When Press sent that memo, there were fears — well-founded as it turned out — that regulators would be soft on polluters. But a scenario in which the regulators attempt to slow the progress of utilities attempting to reform themselves would have seemed ludicrous. Yet that’s exactly what is being played out in the current negotiations between Georgia Power and the staff of the state Public Service Commission. The utility wants to close most of its coal power plants within five years, but the PSC staff has questioned Georgia Power’s financial projections and may recommend keeping Plant Bowen open for an additional eight years.
The word that is key to understanding this astonishing reversal is “liability.” Utilities are moving away from coal at a rate faster than the government plan which was at the center of the case last week, because coal is becoming increasingly less competitive with natural gas and alternative energy, and entails far more risk of environmental lawsuits.
The court’s ruling last week, which widens the gray area within which prospective litigants might operate, will only increase these concerns. Business likes certainty, and the court last week voted 6-3 for uncertainty. The decision may be a disaster for the planet, as some think, or it may be constitutionally the right thing to do, as others think.
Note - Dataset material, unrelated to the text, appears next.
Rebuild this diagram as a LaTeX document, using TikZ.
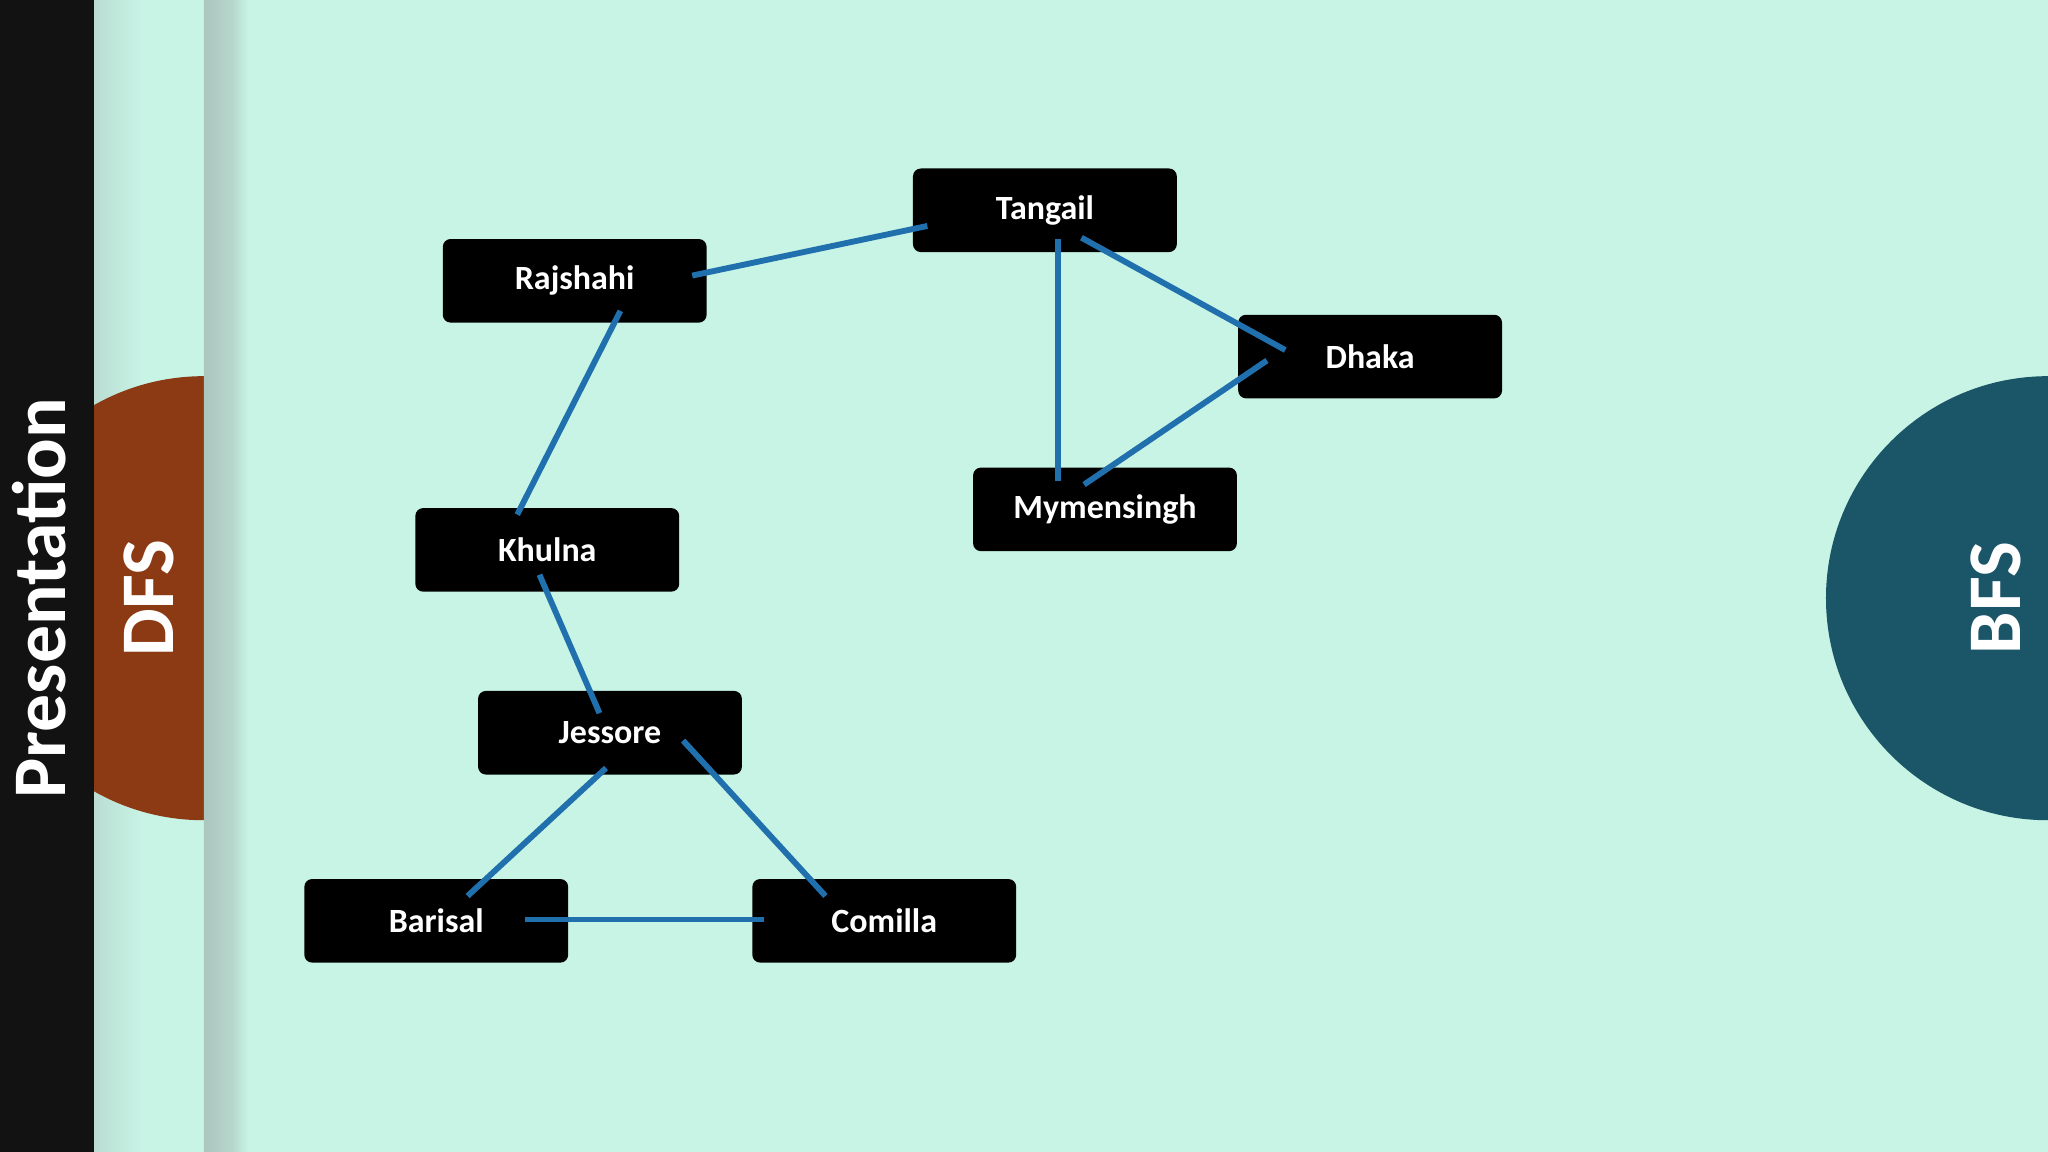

But it is going to be a honeypot for lawyers no matter who’s right about the greater issues involved.
“Not a week passes that I don’t have an interesting conversation with a CEO who is focused on reducing his or her company’s climate impact,” Fortune CEO Alan Murray wrote recently in a newsletter, CEO Daily. “This isn’t because they are kowtowing to the ‘woke left,’ as former Vice President Mike Pence claimed recently, but rather because climate action has become a business imperative.”
It isn’t because business hasn’t been complicit in resisting government efforts to cope with environmental problems, either. Just the same, business has grown more sensitive to “the crisis of the day” than either the U.S. Supreme Court or the Georgia PSC.